**EXERCISE AIM**
From the listing below, restate word for word the lines from the line containing "Recreate this image" down through the line containing "0.0057, 0.0041, 0.0029, 0.0021, 0.0015, 0.001, 0.0007, 0.0005]". Exclude pictures.

Rows from a dataset of charts and code
▬▬▬▬▬▬▬▬▬▬
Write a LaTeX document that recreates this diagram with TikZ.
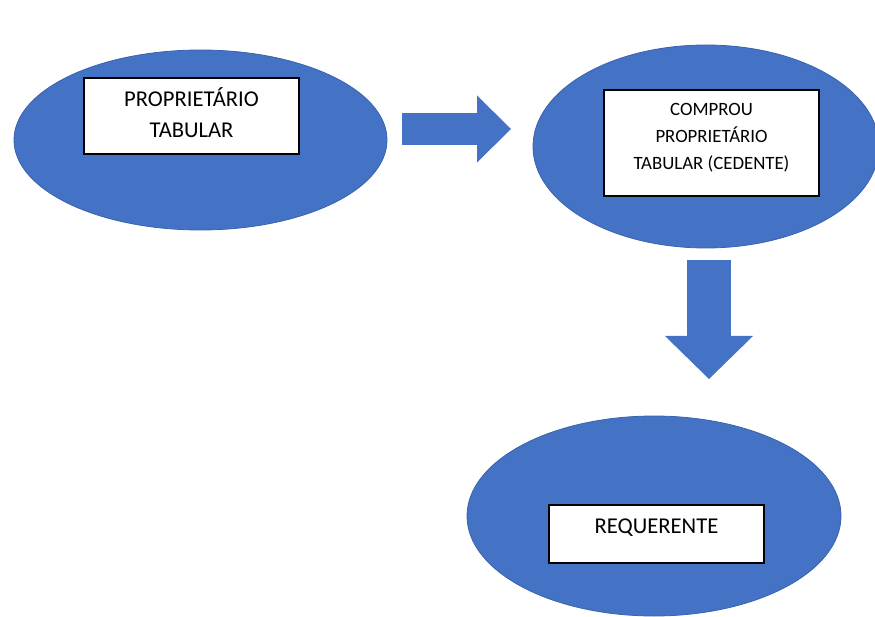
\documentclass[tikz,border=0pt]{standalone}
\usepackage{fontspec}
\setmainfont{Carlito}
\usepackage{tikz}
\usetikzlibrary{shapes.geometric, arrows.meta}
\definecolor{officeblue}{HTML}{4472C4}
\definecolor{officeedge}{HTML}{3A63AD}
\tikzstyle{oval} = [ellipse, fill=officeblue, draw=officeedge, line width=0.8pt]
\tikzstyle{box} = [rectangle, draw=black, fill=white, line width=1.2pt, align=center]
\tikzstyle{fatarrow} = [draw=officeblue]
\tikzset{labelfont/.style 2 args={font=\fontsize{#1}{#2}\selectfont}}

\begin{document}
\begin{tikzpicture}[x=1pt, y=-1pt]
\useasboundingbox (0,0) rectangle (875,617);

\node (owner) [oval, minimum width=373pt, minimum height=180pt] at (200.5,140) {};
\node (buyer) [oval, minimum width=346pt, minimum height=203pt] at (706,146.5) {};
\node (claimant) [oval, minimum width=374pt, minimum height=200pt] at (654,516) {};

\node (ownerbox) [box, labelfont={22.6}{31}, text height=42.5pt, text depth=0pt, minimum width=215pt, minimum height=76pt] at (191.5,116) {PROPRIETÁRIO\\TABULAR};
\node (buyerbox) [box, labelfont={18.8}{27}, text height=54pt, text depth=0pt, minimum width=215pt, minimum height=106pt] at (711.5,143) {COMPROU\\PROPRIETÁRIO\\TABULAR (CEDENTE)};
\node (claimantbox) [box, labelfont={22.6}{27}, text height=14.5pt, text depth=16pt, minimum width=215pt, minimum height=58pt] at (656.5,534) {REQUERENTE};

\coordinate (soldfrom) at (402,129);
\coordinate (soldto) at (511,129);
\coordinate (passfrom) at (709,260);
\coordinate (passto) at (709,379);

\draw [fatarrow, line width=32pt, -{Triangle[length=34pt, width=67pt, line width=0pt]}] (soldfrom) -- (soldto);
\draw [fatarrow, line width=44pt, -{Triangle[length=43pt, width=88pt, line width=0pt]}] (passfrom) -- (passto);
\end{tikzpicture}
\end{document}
▬▬▬▬▬▬▬▬▬▬
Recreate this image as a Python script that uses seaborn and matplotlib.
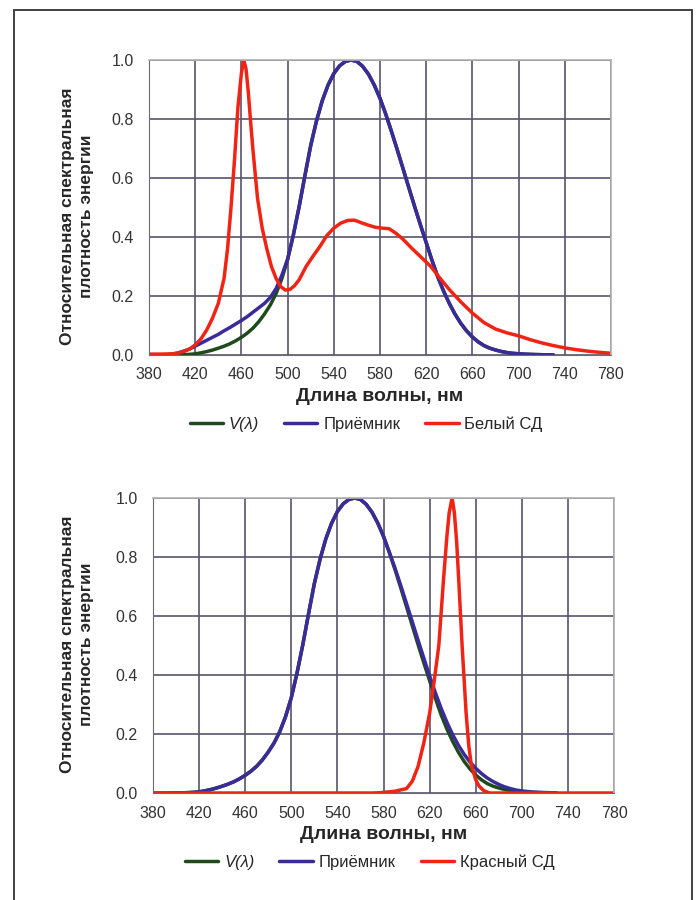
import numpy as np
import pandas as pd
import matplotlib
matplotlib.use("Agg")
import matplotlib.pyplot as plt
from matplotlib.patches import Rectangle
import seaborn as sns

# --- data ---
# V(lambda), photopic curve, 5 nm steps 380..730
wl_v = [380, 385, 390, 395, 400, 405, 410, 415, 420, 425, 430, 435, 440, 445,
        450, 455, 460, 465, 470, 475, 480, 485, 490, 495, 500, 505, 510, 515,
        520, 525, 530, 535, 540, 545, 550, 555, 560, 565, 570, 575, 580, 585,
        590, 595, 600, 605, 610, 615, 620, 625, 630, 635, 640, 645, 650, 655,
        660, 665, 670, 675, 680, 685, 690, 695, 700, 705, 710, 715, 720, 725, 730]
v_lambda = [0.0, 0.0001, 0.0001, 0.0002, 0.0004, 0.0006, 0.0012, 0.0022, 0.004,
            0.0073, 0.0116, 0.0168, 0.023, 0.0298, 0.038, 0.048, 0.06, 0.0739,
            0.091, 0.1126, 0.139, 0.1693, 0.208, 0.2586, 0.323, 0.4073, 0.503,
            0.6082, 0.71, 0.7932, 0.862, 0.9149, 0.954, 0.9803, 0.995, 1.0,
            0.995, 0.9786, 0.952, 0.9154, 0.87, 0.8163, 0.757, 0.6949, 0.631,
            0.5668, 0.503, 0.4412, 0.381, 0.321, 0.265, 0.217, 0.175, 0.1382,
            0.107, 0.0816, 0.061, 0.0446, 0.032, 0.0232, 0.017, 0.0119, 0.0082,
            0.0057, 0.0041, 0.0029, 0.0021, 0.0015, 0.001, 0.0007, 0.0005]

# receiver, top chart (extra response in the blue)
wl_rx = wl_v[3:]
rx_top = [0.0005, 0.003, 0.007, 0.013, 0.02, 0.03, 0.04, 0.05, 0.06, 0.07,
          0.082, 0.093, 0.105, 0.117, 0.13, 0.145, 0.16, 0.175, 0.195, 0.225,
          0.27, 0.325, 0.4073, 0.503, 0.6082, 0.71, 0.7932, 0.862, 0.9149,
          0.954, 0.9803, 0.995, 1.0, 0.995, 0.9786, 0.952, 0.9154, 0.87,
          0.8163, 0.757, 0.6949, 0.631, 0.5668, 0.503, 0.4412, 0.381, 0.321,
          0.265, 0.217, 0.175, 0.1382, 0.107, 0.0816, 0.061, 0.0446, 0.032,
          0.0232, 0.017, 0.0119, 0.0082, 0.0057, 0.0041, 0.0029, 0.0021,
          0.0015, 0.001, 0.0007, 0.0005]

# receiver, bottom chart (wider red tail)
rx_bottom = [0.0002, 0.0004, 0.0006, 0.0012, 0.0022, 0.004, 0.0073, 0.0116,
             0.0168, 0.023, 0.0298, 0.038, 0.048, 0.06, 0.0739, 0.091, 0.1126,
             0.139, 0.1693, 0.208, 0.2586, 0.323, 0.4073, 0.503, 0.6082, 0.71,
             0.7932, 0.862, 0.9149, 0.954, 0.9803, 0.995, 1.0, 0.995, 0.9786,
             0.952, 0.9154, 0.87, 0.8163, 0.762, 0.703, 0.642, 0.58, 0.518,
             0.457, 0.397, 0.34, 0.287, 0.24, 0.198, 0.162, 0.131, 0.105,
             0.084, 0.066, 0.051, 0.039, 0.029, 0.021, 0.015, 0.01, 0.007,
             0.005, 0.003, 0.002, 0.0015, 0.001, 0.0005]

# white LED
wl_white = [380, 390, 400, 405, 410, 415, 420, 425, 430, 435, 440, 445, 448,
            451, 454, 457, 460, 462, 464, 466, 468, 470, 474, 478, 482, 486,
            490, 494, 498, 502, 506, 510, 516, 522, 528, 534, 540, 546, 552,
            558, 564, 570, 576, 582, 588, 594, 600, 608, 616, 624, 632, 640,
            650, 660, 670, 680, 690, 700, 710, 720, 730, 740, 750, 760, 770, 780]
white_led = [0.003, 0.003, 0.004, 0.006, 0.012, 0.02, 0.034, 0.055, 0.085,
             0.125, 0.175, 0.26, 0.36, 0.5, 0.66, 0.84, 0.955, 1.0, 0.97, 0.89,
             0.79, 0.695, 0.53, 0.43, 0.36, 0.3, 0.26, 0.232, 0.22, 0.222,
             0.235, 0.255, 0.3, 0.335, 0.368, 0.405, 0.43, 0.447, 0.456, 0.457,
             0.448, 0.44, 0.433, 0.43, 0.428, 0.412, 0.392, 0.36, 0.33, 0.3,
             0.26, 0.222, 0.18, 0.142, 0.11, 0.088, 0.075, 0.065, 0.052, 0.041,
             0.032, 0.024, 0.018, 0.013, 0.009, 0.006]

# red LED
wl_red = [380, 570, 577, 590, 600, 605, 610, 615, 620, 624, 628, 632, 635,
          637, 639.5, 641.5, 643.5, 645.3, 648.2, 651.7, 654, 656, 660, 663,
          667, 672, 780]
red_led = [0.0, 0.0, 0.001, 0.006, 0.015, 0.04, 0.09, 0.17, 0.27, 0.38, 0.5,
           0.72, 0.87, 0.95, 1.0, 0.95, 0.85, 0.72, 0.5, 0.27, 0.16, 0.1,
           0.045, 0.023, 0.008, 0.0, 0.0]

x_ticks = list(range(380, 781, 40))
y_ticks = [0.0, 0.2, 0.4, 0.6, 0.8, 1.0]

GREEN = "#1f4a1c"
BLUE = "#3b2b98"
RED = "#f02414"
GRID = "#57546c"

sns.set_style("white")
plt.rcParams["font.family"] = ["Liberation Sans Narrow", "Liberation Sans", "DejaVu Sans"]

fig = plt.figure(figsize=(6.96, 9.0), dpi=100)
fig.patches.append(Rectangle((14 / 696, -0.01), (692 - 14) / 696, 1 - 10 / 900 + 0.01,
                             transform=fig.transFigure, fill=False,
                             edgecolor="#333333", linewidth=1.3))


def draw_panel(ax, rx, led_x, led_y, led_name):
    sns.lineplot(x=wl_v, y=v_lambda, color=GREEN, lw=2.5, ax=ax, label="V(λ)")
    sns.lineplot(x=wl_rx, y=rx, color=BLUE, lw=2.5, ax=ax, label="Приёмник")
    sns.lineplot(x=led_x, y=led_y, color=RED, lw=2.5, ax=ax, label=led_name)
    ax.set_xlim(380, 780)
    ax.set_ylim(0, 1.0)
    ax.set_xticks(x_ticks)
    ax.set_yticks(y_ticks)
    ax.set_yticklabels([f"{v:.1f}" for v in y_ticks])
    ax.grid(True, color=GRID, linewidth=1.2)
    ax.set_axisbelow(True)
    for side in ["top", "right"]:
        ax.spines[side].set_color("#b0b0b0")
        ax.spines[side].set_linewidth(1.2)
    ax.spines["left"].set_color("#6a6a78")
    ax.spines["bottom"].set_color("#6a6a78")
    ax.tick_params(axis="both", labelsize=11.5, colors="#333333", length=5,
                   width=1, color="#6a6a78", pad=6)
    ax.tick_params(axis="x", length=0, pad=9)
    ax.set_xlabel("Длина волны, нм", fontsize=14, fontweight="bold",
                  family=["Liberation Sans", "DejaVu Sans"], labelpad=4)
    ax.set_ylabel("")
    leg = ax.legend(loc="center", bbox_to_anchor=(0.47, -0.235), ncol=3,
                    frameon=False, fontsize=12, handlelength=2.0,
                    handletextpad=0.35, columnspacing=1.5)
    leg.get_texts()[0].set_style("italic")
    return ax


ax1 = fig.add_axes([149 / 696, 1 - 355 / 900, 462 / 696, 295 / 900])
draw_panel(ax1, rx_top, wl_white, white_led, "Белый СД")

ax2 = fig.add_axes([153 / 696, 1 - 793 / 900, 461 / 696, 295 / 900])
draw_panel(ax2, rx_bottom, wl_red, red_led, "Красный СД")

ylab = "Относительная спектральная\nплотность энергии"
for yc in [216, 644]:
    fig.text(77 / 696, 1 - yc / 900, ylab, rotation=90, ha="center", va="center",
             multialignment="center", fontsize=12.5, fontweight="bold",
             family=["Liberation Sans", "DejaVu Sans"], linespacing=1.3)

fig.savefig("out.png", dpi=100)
▬▬▬▬▬▬▬▬▬▬
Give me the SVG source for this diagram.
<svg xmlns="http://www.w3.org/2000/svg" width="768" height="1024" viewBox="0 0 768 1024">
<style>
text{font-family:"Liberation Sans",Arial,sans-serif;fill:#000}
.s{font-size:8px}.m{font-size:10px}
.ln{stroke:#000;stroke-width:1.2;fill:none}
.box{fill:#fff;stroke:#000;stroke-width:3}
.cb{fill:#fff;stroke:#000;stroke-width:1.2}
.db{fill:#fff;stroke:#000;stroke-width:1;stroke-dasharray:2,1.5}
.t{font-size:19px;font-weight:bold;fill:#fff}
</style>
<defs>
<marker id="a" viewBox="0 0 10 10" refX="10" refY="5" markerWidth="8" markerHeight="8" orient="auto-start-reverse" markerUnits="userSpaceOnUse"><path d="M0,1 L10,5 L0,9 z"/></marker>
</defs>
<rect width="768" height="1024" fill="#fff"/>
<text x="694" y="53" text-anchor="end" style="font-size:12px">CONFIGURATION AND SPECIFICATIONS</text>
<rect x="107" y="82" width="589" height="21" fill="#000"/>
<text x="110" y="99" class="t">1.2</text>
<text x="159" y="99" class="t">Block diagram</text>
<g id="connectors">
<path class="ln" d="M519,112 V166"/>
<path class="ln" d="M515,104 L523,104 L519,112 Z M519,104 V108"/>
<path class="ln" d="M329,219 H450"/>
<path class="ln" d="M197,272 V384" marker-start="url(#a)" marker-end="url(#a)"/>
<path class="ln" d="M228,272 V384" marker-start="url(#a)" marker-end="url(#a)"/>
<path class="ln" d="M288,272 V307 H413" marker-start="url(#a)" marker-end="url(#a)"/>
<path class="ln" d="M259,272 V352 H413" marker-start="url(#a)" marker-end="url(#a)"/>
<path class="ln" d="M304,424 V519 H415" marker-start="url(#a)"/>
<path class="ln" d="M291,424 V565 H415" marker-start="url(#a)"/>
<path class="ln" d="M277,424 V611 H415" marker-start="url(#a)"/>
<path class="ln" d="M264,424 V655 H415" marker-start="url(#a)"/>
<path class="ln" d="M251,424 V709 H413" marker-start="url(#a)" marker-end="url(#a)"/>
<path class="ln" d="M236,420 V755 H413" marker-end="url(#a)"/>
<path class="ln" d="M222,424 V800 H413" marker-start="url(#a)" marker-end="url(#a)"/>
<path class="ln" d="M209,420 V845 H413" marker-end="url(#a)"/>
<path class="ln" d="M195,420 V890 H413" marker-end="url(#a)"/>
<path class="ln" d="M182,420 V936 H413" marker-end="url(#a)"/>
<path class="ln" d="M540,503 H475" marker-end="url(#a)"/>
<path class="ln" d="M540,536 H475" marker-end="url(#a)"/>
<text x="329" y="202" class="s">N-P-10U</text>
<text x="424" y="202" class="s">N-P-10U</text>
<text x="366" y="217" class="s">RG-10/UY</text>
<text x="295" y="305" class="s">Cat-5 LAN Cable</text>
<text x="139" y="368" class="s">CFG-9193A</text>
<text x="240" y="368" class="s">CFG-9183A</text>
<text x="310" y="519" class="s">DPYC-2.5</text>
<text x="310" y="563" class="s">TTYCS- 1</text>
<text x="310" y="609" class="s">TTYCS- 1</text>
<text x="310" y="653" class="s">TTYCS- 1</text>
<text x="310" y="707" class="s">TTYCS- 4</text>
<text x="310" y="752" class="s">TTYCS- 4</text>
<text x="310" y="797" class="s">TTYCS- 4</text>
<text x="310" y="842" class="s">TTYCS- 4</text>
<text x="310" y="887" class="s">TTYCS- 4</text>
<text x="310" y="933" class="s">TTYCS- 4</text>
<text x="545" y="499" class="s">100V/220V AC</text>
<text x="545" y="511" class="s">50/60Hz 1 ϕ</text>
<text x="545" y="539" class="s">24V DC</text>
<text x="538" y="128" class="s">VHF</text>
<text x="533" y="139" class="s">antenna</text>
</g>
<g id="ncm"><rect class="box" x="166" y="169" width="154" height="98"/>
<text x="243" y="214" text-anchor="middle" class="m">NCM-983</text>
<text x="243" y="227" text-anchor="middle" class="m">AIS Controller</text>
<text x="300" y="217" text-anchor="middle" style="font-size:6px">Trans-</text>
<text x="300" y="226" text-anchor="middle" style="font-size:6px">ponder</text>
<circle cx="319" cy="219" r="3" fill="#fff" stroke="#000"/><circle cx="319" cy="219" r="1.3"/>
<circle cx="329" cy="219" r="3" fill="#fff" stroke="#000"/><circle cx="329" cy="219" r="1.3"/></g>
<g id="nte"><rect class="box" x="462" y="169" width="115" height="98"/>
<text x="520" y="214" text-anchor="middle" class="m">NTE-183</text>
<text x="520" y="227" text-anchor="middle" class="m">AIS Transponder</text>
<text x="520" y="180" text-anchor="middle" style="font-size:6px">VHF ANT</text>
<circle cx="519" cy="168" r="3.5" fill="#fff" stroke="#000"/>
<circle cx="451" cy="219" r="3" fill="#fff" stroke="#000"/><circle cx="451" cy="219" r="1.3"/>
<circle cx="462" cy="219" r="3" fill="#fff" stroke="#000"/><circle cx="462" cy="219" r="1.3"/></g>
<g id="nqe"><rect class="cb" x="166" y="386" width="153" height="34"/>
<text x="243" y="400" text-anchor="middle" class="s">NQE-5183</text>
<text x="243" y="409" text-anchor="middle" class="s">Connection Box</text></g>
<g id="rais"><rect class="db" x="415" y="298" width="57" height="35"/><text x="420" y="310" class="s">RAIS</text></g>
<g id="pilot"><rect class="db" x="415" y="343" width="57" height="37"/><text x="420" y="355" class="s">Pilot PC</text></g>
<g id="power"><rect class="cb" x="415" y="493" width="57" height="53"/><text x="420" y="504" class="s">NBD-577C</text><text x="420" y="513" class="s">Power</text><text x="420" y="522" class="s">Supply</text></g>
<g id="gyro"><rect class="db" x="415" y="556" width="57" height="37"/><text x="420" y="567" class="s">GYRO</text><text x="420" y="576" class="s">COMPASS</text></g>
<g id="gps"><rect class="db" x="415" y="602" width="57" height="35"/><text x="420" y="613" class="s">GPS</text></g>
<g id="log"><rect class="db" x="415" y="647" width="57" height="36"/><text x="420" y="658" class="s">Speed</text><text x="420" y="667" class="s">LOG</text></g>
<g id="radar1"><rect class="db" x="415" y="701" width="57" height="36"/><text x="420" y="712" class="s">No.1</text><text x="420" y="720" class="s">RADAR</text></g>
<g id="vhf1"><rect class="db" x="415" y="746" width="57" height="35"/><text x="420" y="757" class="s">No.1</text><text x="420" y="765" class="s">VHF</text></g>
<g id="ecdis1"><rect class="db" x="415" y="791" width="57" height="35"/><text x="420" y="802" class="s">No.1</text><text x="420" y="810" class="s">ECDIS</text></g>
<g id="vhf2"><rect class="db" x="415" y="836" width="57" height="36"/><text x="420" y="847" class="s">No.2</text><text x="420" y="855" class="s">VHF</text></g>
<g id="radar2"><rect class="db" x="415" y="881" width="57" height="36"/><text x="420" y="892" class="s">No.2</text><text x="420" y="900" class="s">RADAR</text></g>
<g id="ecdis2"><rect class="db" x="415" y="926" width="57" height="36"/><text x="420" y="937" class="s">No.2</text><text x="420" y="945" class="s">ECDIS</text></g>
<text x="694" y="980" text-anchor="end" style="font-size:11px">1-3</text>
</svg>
▬▬▬▬▬▬▬▬▬▬
**EXERCISE RESULT**
Recreate this image as a Python script that uses seaborn and matplotlib.
import numpy as np
import pandas as pd
import matplotlib
matplotlib.use("Agg")
import matplotlib.pyplot as plt
from matplotlib.patches import Rectangle
import seaborn as sns

# --- data ---
# V(lambda), photopic curve, 5 nm steps 380..730
wl_v = [380, 385, 390, 395, 400, 405, 410, 415, 420, 425, 430, 435, 440, 445,
        450, 455, 460, 465, 470, 475, 480, 485, 490, 495, 500, 505, 510, 515,
        520, 525, 530, 535, 540, 545, 550, 555, 560, 565, 570, 575, 580, 585,
        590, 595, 600, 605, 610, 615, 620, 625, 630, 635, 640, 645, 650, 655,
        660, 665, 670, 675, 680, 685, 690, 695, 700, 705, 710, 715, 720, 725, 730]
v_lambda = [0.0, 0.0001, 0.0001, 0.0002, 0.0004, 0.0006, 0.0012, 0.0022, 0.004,
            0.0073, 0.0116, 0.0168, 0.023, 0.0298, 0.038, 0.048, 0.06, 0.0739,
            0.091, 0.1126, 0.139, 0.1693, 0.208, 0.2586, 0.323, 0.4073, 0.503,
            0.6082, 0.71, 0.7932, 0.862, 0.9149, 0.954, 0.9803, 0.995, 1.0,
            0.995, 0.9786, 0.952, 0.9154, 0.87, 0.8163, 0.757, 0.6949, 0.631,
            0.5668, 0.503, 0.4412, 0.381, 0.321, 0.265, 0.217, 0.175, 0.1382,
            0.107, 0.0816, 0.061, 0.0446, 0.032, 0.0232, 0.017, 0.0119, 0.0082,
            0.0057, 0.0041, 0.0029, 0.0021, 0.0015, 0.001, 0.0007, 0.0005]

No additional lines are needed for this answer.